The events begin as the narrator arrives in an anonymous city in order to give a performance: he is a renowned pianist—and yet for some reason has also been asked to speak as an expert orator (perhaps another of the dream-like elements, then: being asked to do some task you don’t normally do). He has three days to make a series of appointments, get to know the issues of the city, and rehearse for his performances of both varieties. But he keeps getting sidetracked by people wanting favors and by issues with his wife, son, and father-in-law who, again in this dream logic, seem to live in this place that is not his home but rather just a performance stop.

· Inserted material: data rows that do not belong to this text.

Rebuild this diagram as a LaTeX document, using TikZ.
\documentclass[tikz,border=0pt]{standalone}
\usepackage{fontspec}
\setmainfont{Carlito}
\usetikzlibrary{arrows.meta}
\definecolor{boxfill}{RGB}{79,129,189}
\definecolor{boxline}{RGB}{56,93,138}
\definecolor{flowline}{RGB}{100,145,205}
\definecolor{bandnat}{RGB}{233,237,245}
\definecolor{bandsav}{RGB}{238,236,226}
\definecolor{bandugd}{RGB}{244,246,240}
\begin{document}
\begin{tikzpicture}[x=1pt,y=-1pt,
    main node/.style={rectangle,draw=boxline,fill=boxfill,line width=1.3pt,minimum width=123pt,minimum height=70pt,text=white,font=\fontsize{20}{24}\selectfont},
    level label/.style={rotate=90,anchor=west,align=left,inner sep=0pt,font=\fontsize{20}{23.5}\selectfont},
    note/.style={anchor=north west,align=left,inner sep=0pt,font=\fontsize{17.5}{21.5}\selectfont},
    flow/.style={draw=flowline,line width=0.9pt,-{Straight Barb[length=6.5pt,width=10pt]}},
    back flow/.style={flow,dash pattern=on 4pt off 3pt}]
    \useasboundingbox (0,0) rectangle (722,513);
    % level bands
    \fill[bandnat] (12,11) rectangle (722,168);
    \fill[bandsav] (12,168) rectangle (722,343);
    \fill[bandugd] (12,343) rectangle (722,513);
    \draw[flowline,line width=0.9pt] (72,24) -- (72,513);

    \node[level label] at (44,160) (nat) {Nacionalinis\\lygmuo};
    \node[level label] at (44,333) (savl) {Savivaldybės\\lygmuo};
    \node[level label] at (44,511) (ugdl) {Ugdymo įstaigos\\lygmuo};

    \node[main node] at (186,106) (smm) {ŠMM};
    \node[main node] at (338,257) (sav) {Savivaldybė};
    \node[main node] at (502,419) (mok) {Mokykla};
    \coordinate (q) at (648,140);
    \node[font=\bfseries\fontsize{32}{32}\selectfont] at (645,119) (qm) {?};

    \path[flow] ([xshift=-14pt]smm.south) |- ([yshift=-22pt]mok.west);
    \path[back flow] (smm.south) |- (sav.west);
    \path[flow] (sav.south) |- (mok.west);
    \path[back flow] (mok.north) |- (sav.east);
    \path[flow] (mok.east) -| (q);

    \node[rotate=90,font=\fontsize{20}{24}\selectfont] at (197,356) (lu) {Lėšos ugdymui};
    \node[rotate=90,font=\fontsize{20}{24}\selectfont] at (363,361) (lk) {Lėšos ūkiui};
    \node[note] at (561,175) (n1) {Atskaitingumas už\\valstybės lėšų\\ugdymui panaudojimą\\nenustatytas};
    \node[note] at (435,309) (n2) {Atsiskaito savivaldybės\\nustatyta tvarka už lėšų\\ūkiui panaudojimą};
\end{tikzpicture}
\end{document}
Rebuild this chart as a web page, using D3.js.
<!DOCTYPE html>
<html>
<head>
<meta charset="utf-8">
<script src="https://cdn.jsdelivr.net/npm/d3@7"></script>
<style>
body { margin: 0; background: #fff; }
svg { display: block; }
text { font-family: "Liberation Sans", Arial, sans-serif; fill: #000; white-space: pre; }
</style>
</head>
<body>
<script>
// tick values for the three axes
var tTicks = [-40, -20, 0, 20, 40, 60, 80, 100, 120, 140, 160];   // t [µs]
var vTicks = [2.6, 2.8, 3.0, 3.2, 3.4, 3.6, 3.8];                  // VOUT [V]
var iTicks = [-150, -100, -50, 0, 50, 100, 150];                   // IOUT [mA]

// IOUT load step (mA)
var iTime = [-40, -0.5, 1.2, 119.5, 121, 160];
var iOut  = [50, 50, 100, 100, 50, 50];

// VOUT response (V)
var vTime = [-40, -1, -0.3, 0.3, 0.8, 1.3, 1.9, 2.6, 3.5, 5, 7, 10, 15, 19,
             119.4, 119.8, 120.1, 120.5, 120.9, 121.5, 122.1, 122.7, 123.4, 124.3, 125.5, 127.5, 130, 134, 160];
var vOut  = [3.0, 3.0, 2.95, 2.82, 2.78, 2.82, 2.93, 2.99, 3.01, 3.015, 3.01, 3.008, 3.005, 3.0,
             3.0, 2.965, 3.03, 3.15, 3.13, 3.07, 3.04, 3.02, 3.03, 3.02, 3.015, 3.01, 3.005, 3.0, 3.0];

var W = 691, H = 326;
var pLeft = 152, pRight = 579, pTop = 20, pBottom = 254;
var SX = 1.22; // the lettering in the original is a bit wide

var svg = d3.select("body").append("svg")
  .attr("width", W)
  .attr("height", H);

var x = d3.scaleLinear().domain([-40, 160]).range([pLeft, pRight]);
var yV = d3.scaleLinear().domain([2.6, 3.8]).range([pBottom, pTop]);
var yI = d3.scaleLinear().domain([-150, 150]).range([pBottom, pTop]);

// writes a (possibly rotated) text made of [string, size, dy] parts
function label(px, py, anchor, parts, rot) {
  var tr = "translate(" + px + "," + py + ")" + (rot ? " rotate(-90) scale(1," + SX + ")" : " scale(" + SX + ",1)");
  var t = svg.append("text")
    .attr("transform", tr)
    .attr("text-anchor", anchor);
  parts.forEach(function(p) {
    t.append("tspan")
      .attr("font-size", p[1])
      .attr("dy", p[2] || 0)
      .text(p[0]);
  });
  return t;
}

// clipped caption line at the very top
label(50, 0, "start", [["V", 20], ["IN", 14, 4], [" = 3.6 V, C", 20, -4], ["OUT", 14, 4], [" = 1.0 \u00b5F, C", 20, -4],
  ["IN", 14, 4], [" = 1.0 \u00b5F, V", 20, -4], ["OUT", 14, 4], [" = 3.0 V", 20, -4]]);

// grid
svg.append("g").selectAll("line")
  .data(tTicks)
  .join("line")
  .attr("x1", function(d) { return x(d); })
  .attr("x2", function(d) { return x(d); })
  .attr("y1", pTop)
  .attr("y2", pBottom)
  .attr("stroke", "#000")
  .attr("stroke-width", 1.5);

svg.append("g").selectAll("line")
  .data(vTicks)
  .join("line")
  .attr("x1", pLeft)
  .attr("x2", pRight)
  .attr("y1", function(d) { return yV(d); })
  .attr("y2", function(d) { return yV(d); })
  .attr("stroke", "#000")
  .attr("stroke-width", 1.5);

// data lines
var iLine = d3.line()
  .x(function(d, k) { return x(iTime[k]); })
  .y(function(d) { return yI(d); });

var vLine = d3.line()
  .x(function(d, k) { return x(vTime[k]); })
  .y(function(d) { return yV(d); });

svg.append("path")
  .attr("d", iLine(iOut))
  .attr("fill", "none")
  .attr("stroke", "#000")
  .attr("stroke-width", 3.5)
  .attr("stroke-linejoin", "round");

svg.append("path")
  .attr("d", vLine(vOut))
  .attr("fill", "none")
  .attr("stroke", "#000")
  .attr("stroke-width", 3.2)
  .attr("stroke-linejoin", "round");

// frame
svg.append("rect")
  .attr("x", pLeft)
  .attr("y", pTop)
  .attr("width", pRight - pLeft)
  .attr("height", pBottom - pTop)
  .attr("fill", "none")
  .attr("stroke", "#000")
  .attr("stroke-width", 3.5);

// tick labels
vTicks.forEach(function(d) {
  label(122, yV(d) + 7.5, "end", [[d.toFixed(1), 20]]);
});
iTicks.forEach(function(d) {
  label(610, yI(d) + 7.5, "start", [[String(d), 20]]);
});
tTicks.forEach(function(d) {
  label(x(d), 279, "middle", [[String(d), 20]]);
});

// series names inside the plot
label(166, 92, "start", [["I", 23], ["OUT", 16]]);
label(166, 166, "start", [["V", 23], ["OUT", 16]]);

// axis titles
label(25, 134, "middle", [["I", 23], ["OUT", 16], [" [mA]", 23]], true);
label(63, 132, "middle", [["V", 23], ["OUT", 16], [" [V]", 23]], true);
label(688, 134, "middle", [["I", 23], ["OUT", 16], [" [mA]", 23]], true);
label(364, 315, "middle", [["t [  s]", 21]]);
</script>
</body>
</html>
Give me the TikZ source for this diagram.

Most of the events that drive the narrative have to do with someone refusing to say something in various situations where doing so would save a lot of grief over the long run: the narrator doesn’t want to tell a woman organizing events that he doesn’t know or have his schedule because it would be embarrassing; a father won’t console a child. These two examples typify the kinds of things that aren’t said—those that the narrator avoid out of a desire to please and those out of a desire to not intrude—but they are tied in that they are both ways of avoiding immediate unpleasantness whether or not it might in the long run be beneficial.

Many of these scenes are very moving, but I confess to feeling that something does not quite work for me about this novel: I am very interested in the surreal logic to the narrative, and interested to see Ishiguro do something a little different, but that surrealism also feels a little flat for me. For all of the dramas that the characters are engaged in, I found it hard for me to get too engaged with them: as soon as I began to get a little frustrated with someone, or empathize with some moment of regret or mourning, the form of the novel pulled me back. After all, in this dream logic, it is hard not to see most of the events as projections of the narrator’s mind, so the other characters are only acting as they are as figments of his imagination. I’m not even sure we are meant to read the events as a dream—the surrealism could rather be a metaphorical device indicating something about a particular kind of lifestyle mixed with the experience of a particular kind of European city. Nonetheless, the structure speaks so handily to what we think of as dream logic that it is hard not to come back around to the sense that all this is the unconscious at play. I almost feel that this novel would work better as a film—particularly a David Lynch film (if he scaled back the sex and violence). Unlike his other novels, which I don’t think have been served particularly well by their screen adaptations, this one seems to be attempting to capture a feeling through its surrealism that might work better on screen.